▼▼▼
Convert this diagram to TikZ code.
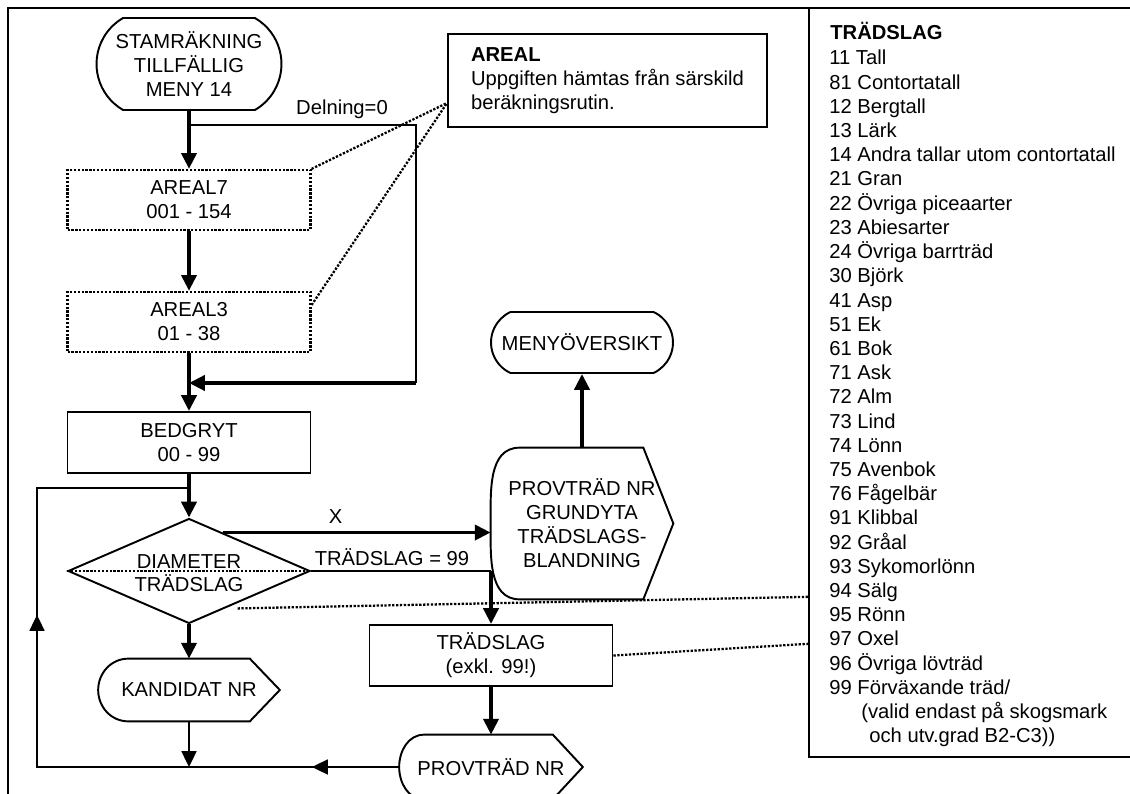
▲▲▲
▼▼▼
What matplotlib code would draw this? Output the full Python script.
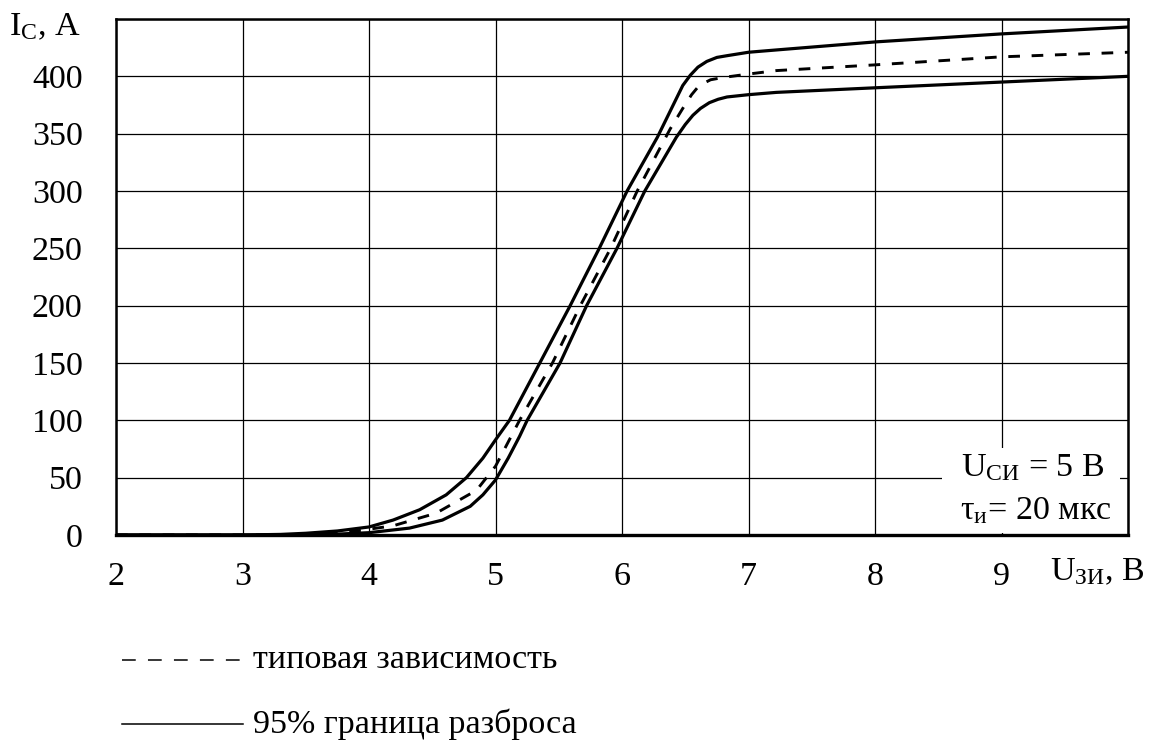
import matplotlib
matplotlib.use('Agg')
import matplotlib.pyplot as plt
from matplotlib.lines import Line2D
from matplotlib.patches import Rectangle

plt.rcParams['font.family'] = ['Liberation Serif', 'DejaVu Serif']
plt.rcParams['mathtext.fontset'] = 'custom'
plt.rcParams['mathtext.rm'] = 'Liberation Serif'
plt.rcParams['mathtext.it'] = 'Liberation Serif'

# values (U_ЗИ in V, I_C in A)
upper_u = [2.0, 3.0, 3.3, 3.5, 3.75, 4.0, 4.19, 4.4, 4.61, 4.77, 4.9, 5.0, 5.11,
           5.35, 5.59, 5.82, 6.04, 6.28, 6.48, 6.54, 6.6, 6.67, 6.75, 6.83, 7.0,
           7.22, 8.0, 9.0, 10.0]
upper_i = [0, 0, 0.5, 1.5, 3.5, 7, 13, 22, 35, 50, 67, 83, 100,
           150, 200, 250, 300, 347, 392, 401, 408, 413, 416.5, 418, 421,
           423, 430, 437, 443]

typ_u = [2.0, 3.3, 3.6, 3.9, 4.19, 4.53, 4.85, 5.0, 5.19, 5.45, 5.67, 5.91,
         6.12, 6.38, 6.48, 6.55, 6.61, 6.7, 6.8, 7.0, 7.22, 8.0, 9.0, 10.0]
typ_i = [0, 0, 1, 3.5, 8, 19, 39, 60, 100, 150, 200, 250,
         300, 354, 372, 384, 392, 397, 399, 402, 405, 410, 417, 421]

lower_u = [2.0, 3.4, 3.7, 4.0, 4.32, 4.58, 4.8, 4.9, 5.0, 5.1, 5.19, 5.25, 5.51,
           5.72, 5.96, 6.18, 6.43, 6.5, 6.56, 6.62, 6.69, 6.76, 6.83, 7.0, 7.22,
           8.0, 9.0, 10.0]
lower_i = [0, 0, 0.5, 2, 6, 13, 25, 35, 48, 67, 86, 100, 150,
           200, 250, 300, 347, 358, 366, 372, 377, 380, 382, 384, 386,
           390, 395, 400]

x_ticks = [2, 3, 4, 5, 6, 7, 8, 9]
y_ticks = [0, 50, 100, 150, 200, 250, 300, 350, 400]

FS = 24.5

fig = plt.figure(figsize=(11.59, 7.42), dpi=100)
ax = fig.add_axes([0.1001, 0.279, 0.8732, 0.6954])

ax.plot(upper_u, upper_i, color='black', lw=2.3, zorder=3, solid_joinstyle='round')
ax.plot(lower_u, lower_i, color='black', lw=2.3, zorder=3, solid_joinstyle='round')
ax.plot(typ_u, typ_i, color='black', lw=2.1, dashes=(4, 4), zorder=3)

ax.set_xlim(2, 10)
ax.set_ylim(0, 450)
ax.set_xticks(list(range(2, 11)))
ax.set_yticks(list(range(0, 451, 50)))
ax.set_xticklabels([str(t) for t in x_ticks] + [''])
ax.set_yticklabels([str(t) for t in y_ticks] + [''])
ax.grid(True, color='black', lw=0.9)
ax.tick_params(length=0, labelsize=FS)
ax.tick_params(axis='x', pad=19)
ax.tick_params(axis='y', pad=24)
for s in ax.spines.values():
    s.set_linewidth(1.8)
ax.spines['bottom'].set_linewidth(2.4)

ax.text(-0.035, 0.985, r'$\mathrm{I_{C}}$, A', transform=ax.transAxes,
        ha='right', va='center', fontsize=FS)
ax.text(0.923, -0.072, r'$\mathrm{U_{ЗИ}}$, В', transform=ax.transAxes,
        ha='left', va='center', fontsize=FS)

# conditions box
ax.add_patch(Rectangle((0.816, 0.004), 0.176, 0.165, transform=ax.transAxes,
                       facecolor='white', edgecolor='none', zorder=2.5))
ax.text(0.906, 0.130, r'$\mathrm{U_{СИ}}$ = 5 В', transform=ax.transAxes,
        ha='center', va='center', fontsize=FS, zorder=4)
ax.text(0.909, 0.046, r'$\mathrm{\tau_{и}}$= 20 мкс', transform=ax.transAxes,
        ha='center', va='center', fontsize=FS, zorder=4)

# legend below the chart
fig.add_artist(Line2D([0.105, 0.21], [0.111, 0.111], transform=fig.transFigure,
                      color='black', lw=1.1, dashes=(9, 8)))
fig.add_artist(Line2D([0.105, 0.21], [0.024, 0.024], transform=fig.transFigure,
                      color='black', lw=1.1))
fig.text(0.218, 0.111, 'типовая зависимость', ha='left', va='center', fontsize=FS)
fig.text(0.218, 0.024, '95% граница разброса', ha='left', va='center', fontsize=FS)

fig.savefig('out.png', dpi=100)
▲▲▲
▼▼▼
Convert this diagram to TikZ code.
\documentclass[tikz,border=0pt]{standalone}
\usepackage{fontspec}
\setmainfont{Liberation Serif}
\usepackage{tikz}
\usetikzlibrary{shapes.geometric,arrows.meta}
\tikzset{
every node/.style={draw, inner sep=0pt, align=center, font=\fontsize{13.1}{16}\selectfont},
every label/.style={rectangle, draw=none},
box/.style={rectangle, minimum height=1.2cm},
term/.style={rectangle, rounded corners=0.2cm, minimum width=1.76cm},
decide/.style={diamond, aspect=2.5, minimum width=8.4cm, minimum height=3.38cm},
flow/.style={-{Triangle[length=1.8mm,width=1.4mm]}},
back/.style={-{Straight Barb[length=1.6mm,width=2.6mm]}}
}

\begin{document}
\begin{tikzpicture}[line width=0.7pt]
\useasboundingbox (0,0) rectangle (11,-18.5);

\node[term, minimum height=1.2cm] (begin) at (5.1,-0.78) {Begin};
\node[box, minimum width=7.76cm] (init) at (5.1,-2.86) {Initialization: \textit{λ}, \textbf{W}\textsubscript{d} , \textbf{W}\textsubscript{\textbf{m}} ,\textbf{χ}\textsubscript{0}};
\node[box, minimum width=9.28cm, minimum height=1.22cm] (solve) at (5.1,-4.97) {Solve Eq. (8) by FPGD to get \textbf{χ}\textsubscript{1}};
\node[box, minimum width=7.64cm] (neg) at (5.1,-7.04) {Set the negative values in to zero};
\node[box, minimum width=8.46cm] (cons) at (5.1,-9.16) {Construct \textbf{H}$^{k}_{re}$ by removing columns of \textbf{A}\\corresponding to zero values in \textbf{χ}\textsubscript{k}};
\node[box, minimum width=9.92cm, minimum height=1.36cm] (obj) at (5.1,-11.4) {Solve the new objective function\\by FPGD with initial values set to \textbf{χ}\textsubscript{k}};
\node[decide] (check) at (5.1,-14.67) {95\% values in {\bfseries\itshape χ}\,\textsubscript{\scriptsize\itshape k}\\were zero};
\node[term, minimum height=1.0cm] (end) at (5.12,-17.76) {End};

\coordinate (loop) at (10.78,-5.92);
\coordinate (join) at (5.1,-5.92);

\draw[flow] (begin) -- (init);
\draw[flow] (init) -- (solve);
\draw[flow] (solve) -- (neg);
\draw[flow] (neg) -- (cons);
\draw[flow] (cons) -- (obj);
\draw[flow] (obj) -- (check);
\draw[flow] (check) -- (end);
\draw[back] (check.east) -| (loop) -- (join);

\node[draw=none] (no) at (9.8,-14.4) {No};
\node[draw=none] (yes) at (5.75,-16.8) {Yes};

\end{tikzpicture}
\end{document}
▲▲▲
Only the lines from the one holding "What matplotlib code" to the one holding "from matplotlib.patches import Rectangle" should be returned, both included and exactly as written, with no pictures.

What matplotlib code would draw this? Output the full Python script.
import matplotlib
matplotlib.use('Agg')
import matplotlib.pyplot as plt
from matplotlib.lines import Line2D
from matplotlib.patches import Rectangle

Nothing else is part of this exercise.